## Short problem
Print the entries below exactly as they appear, from the first line up to and including the line with "i perioden 01.03.17". Do not print any pictures.

## Data supplied
.....

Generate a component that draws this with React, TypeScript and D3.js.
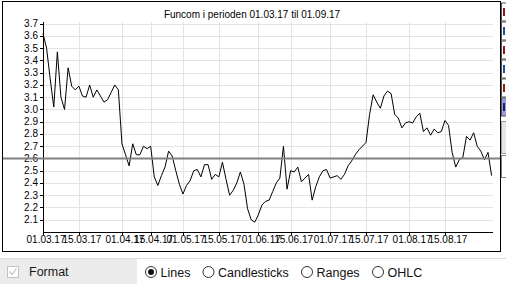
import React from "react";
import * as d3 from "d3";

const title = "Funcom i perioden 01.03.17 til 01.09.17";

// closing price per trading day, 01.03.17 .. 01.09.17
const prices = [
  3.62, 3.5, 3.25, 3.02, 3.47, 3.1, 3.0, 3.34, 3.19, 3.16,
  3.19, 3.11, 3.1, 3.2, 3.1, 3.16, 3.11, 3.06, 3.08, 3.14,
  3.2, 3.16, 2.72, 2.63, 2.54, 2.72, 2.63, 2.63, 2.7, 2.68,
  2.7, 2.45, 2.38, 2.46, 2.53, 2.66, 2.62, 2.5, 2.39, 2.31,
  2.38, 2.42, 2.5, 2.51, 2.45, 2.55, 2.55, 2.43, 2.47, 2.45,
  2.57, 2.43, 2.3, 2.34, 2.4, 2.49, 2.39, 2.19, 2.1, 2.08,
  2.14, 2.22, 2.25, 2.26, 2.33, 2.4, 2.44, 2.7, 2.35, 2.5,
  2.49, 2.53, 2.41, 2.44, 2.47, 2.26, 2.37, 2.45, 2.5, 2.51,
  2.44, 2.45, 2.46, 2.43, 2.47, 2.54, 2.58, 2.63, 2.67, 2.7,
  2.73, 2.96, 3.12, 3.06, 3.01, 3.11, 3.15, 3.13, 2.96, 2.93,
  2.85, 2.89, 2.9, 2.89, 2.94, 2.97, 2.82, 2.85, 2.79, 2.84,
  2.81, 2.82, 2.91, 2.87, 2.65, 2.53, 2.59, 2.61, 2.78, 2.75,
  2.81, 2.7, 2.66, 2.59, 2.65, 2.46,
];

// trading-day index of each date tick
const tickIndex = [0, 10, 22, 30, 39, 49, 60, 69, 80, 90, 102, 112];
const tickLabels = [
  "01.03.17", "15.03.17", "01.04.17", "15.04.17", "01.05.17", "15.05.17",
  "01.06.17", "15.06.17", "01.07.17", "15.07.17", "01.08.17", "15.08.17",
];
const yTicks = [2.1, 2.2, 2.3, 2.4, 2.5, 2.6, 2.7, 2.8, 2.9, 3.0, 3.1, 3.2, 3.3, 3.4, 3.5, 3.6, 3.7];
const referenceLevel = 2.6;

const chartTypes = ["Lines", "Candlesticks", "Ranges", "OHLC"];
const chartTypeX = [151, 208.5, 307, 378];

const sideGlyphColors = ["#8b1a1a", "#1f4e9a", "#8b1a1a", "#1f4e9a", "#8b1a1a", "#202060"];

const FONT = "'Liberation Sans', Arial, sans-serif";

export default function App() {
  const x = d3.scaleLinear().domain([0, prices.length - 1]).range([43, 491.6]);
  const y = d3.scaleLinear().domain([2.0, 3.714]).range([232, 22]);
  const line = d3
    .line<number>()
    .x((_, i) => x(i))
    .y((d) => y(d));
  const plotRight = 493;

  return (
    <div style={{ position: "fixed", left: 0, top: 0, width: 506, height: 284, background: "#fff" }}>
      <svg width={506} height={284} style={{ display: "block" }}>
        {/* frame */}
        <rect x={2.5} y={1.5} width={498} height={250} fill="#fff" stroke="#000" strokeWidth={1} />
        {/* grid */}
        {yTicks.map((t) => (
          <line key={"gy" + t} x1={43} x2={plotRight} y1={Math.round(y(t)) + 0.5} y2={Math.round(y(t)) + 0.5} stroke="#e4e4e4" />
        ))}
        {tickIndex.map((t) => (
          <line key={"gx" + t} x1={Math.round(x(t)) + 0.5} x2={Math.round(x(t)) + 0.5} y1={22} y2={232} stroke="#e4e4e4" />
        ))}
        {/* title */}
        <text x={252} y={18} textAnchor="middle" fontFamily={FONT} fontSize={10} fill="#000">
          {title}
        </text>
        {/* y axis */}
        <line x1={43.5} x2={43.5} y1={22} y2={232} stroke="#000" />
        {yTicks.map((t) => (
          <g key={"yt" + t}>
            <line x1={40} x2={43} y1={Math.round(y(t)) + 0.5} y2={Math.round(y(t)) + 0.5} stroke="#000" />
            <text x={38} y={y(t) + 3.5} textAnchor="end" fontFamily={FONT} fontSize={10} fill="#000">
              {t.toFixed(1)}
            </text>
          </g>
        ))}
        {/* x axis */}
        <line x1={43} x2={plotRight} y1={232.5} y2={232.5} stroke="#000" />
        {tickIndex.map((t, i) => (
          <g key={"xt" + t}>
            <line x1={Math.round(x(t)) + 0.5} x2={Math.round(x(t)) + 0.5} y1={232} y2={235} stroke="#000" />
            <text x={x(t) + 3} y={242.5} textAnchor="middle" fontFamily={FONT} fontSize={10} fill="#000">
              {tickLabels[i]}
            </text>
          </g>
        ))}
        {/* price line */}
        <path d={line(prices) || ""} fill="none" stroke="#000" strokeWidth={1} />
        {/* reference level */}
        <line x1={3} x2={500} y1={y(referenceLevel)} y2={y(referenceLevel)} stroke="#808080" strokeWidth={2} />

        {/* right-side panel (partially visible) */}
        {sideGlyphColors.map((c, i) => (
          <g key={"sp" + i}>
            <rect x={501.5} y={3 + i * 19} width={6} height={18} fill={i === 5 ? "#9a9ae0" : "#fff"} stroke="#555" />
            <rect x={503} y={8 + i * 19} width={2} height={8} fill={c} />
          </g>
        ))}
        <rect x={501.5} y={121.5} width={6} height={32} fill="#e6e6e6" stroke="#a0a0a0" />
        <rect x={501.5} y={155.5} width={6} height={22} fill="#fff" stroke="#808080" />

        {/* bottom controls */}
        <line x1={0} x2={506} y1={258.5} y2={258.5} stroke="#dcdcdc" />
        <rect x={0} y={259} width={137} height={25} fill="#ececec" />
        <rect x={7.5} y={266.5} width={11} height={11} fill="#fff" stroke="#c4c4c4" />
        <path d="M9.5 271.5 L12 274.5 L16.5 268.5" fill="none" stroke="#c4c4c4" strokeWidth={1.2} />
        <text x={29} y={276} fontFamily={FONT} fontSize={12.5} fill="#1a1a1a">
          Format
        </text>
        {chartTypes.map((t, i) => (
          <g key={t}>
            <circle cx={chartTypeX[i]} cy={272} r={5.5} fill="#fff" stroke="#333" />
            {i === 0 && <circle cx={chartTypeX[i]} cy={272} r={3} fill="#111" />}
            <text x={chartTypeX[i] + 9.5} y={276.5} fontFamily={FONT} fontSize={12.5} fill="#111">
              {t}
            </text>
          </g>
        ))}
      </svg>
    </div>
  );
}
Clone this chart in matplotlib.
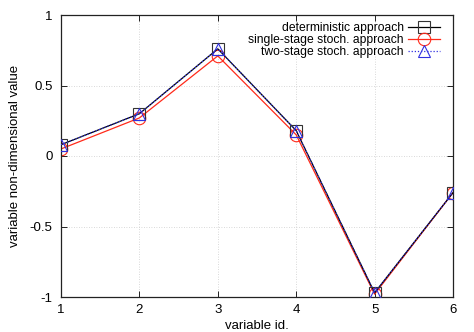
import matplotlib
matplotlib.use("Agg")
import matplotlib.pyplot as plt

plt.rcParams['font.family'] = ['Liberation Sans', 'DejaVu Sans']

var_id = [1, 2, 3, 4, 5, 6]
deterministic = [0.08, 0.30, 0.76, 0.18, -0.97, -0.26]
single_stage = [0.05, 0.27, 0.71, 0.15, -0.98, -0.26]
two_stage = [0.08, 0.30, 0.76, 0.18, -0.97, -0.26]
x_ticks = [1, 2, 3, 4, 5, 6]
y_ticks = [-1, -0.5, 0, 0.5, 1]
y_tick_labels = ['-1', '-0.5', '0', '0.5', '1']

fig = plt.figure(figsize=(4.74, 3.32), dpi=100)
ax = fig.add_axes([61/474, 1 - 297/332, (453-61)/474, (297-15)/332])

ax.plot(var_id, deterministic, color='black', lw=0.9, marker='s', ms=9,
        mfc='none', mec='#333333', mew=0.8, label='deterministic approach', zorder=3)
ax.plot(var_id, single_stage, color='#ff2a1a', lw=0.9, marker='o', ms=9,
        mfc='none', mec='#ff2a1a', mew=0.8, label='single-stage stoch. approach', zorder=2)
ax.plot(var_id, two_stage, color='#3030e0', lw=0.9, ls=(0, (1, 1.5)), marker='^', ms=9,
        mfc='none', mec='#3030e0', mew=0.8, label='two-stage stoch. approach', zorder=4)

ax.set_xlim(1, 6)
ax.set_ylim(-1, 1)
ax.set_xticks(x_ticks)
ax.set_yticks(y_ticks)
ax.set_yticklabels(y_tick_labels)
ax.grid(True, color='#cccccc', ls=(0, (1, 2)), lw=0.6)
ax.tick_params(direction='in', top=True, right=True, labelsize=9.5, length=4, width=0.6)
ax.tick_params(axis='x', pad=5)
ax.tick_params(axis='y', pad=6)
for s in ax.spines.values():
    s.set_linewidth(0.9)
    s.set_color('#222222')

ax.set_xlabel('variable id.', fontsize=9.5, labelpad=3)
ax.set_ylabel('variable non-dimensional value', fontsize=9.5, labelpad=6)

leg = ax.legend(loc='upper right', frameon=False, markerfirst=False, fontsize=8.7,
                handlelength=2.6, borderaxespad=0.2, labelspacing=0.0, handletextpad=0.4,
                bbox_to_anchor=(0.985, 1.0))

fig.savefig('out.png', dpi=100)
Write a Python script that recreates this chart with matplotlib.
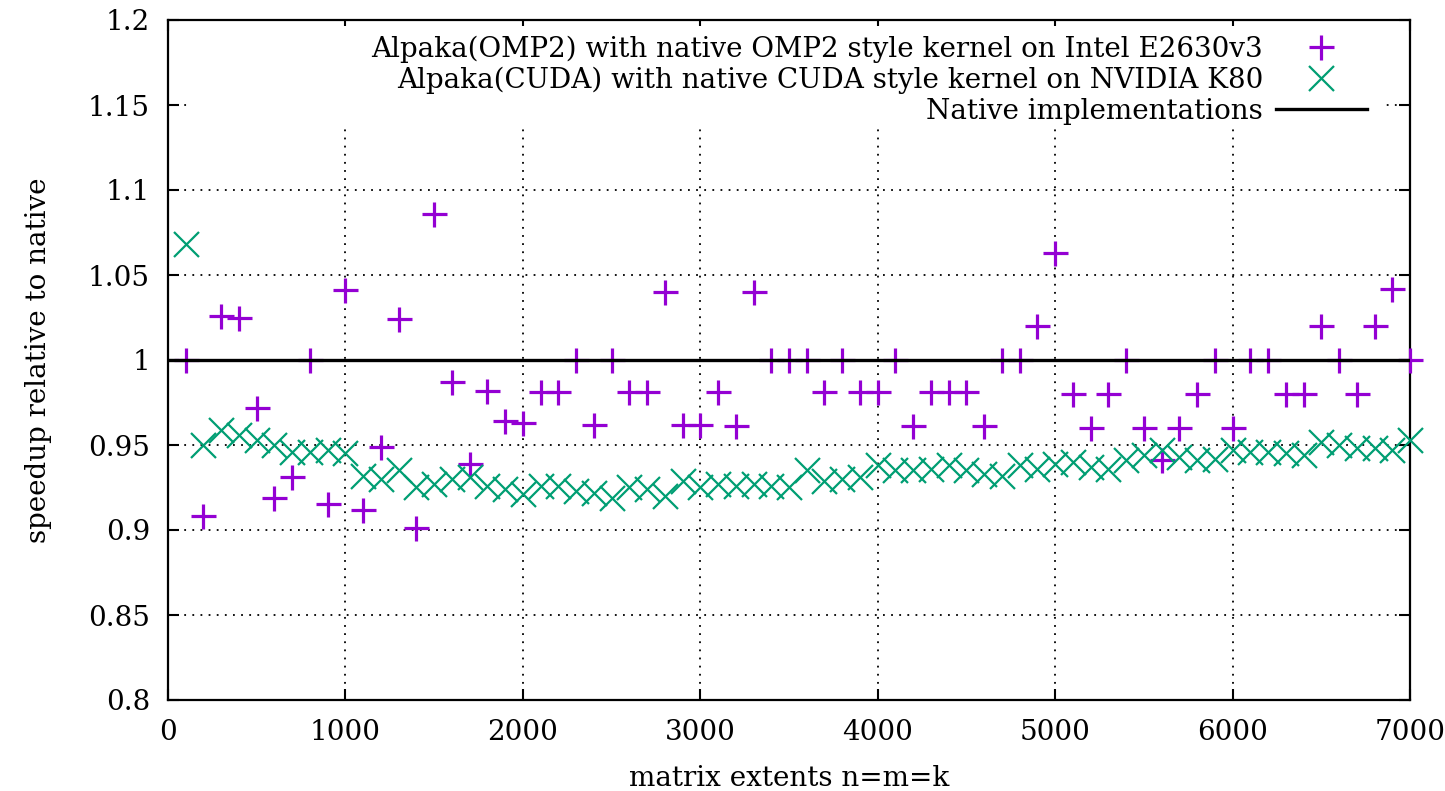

.....

## Result
Generate a component that draws this with React, TypeScript and D3.js.
import React from "react";
import * as d3 from "d3";

const title = "Funcom i perioden 01.03.17 til 01.09.17";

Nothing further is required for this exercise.